Some industries and consumer groups are aligned in seeking the same regulations, though perhaps for different reasons. "It's definitely a strange-bedfellow situation," said Sarah Klein, a lawyer at the Center for Science in the Public Interest, which is seeking, along with grocery stores and produce growers, new requirements to prevent food-borne illnesses. "The voluntary system is not working from a food-safety perspective, and it's creating real problems for the industry."

Other industries, though, are endorsing mandated government standards that fall well short of what consumer advocates want or what tougher state rules require. Trade groups representing makers of antifreeze, upholstered furniture and all-terrain vehicles, for example, had long opposed federal regulations, but are now pushing the Bush administration for rules that consumer advocates say inadequately address safety or environmental concerns.

"I am worried about industry lobbyists bearing gifts," said Edmund Mierzwinski, consumer program director at the U.S. Public Interest Research Group in Washington. "I don't trust them. Their ultimate goal is regulation that protects them, not the public."

Federal agencies and the White House have responded to these regulatory proposals in varying ways, with some agencies quickly endorsing them and others deferring action or moving to block them.
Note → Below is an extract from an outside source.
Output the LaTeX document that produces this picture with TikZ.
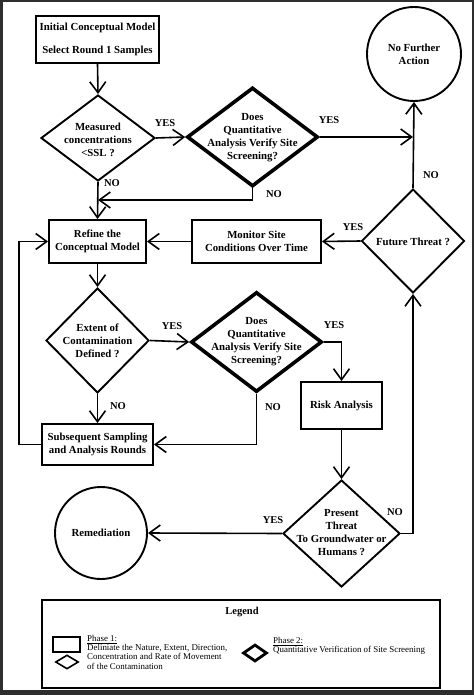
\documentclass[tikz,border=0pt]{standalone}
\usepackage{fontspec}
\setmainfont{Liberation Serif}
\usetikzlibrary{shapes.geometric,arrows.meta,calc}
\begin{document}
\begin{tikzpicture}[x=1pt,y=-1pt,
  box/.style={draw,line width=1.9pt,inner sep=0pt,align=center,font=\bfseries\fontsize{10.8}{12.8}\selectfont},
  dia/.style={draw,diamond,line width=1.9pt,inner sep=0pt},
  thickdia/.style={dia,line width=3.6pt},
  circ/.style={draw,circle,line width=1.9pt,inner sep=0pt,align=center,font=\bfseries\fontsize{10.8}{12.8}\selectfont},
  txt/.style={align=center,inner sep=0pt,font=\bfseries\fontsize{10.8}{12.8}\selectfont},
  lbl/.style={inner sep=0pt,font=\bfseries\fontsize{10.5}{12}\selectfont},
  arr/.style={line width=1.6pt,-{Straight Barb[length=11pt,width=16pt]}},
  lgtxt/.style={align=left,anchor=north west,inner sep=0pt,font=\fontsize{8.9}{9.3}\selectfont}
]
\useasboundingbox (0,0) rectangle (474,695);
\fill[black!82] (0,0) rectangle (474,695);
\fill[white] (3,2) rectangle (471.5,690);

% nodes
\node[box,minimum width=123pt,minimum height=47pt] (init) at (97.5,39.5) {Initial Conceptual Model\\[11pt]Select Round 1 Samples};
\node[dia,minimum width=114pt,minimum height=86pt] (d1) at (98,138) {};
\node[txt] (d1t) at (98,140) {Measured\\concentrations\\<SSL ?};
\node[thickdia,minimum width=131pt,minimum height=99pt] (d2) at (252.5,137) {};
\node[txt] (d2t) at (252.5,137.5) {Does\\Quantitative\\Analysis Verify Site\\Screening?};
\node[circ,minimum size=94pt] (nfa) at (414,54) {No Further\\Action};
\node[dia,minimum width=103pt,minimum height=104pt] (ft) at (413,241) {};
\node[txt] (ftt) at (413,242) {Future Threat ?};
\node[box,minimum width=97pt,minimum height=43pt] (ref) at (97.5,241.5) {Refine the\\Conceptual Model};
\node[box,minimum width=129pt,minimum height=43pt] (mon) at (256.5,241.5) {Monitor Site\\Conditions Over Time};
\node[dia,minimum width=103pt,minimum height=105pt] (d3) at (97.5,340.5) {};
\node[txt] (d3t) at (97.5,340.5) {Extent of\\Contamination\\Defined ?};
\node[thickdia,minimum width=131pt,minimum height=100pt] (d4) at (256.5,342) {};
\node[txt] (d4t) at (256.5,341.5) {Does\\Quantitative\\Analysis Verify Site\\Screening?};
\node[box,minimum width=81pt,minimum height=47pt] (risk) at (341.5,405.5) {Risk Analysis};
\node[box,minimum width=111pt,minimum height=41pt] (sub) at (97.5,444.5) {Subsequent Sampling\\and Analysis Rounds};
\node[dia,minimum width=117pt,minimum height=107pt] (pt) at (341.5,533.5) {};
\node[txt] (ptt) at (341.5,532.5) {Present\\Threat\\To Groundwater or\\Humans ?};
\node[circ,minimum size=92pt] (rem) at (101,533) {Remediation};

% connectors
\coordinate (j1) at (98,200);
\coordinate (j2) at (413,137);
\draw[arr] (init.south) -- (d1.north);
\draw[arr] (d1.east) -- (d2.west);
\draw[arr] (d2.east) -- (j2);
\draw[arr] (ft.north) -- (nfa.south);
\draw[arr] (d1.south) -- (ref.north);
\draw[arr] (d2.south) |- (j1);
\draw[arr] (ft.west) -- (mon.east);
\draw[arr] (mon.west) -- (ref.east);
\draw[arr] (ref.south) -- (d3.north);
\draw[arr] (d3.east) -- (d4.west);
\draw[arr] (d4.east) -| (risk.north);
\draw[arr] (d3.south) -- (sub.north);
\draw[arr] (d4.south) |- (sub.east);
\draw[arr] (sub.west) -- ++(-22,0) |- (ref.west);
\draw[arr] (risk.south) -- (pt.north);
\draw[arr] (pt.west) -- (rem.east);
\draw[arr] (pt.east) -| (ft.south);

% labels
\node[lbl] (l1) at (165,123) {YES};
\node[lbl] (l2) at (329,120) {YES};
\node[lbl] (l3) at (431,175) {NO};
\node[lbl] (l4) at (112,183) {NO};
\node[lbl] (l5) at (274,194) {NO};
\node[lbl] (l6) at (353,227) {YES};
\node[lbl] (l7) at (172,326) {YES};
\node[lbl] (l8) at (334,325) {YES};
\node[lbl] (l9) at (118,406) {NO};
\node[lbl] (l10) at (273,407) {NO};
\node[lbl] (l11) at (273,520) {YES};
\node[lbl] (l12) at (395,512) {NO};

% legend
\node[draw,line width=1.5pt,minimum width=398pt,minimum height=88pt,inner sep=0pt] (leg) at (241,644) {};
\node[inner sep=0pt,font=\bfseries\fontsize{10.5}{12}\selectfont] (legt) at (242,612) {Legend};
\node[draw,line width=1.8pt,minimum width=27pt,minimum height=15pt,inner sep=0pt] (lr) at (66.5,644.5) {};
\node[dia,line width=1.6pt,minimum width=23pt,minimum height=14pt] (ld) at (67,662) {};
\node[thickdia,line width=2.8pt,minimum width=24pt,minimum height=17pt] (ld2) at (255,653) {};
\node[lgtxt] (p1) at (87,635) {\underline{Phase 1:}\\Deliniate the Nature, Extent, Direction,\\Concentration and Rate of Movement\\of the Contamination};
\node[lgtxt] (p2) at (273,637) {\underline{Phase 2:}\\Quantitative Verification of Site Screening};
\end{tikzpicture}
\end{document}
Susan E. Dudley, the head of the White House Office of Management and Budget division that oversees administration regulatory policy, said she was not sure if the number of requests for federal regulations from industry groups was rising. The administration must evaluate each of these proposals, she said, "to understand the full consequences of regulations on all citizens."

The practice of industry groups turning to regulators or legislators in Washington for a national standard or mandate is not new, of course. While businesses often oppose requirements by saying they are unnecessary as it is already in their interest to produce safe products, at other times they have asked for them to avoid a patchwork of state regulations, to ensure that competitors must meet the same standard or to provide legal protection.

Warning labels on cigarettes, certain workplace safety laws and even nutritional labels on food packaging can be attributed, in part, to actions by industries over the last four decades to push for a federal standard, industry lawyers and lobbyists said.

But industry officials, consumer groups and regulatory experts all agree there has been a recent surge of requests for new regulations, and one reason they give is the Bush administration's willingness to include provisions that would block consumer lawsuits in state and federal courts.

Such pre-emption clauses were included, for example, in a drug label rule issued by the Food and Drug Administration in 2006 and in a new fire-prevention standard for mattresses imposed by the Consumer Product Safety Commission in July, said David C. Vladeck, a professor at the Georgetown University Law Center.

The pre-emptions bar consumers from filing liability claims in courts and supersede any tougher state regulations, extremely valuable protections for a major manufacturer, Mr. Vladeck said. "This is Christmas," he said of industry, "this is their wish list." A number of businesses are seeking such pre-emptions, though the clauses are being challenged in many courts.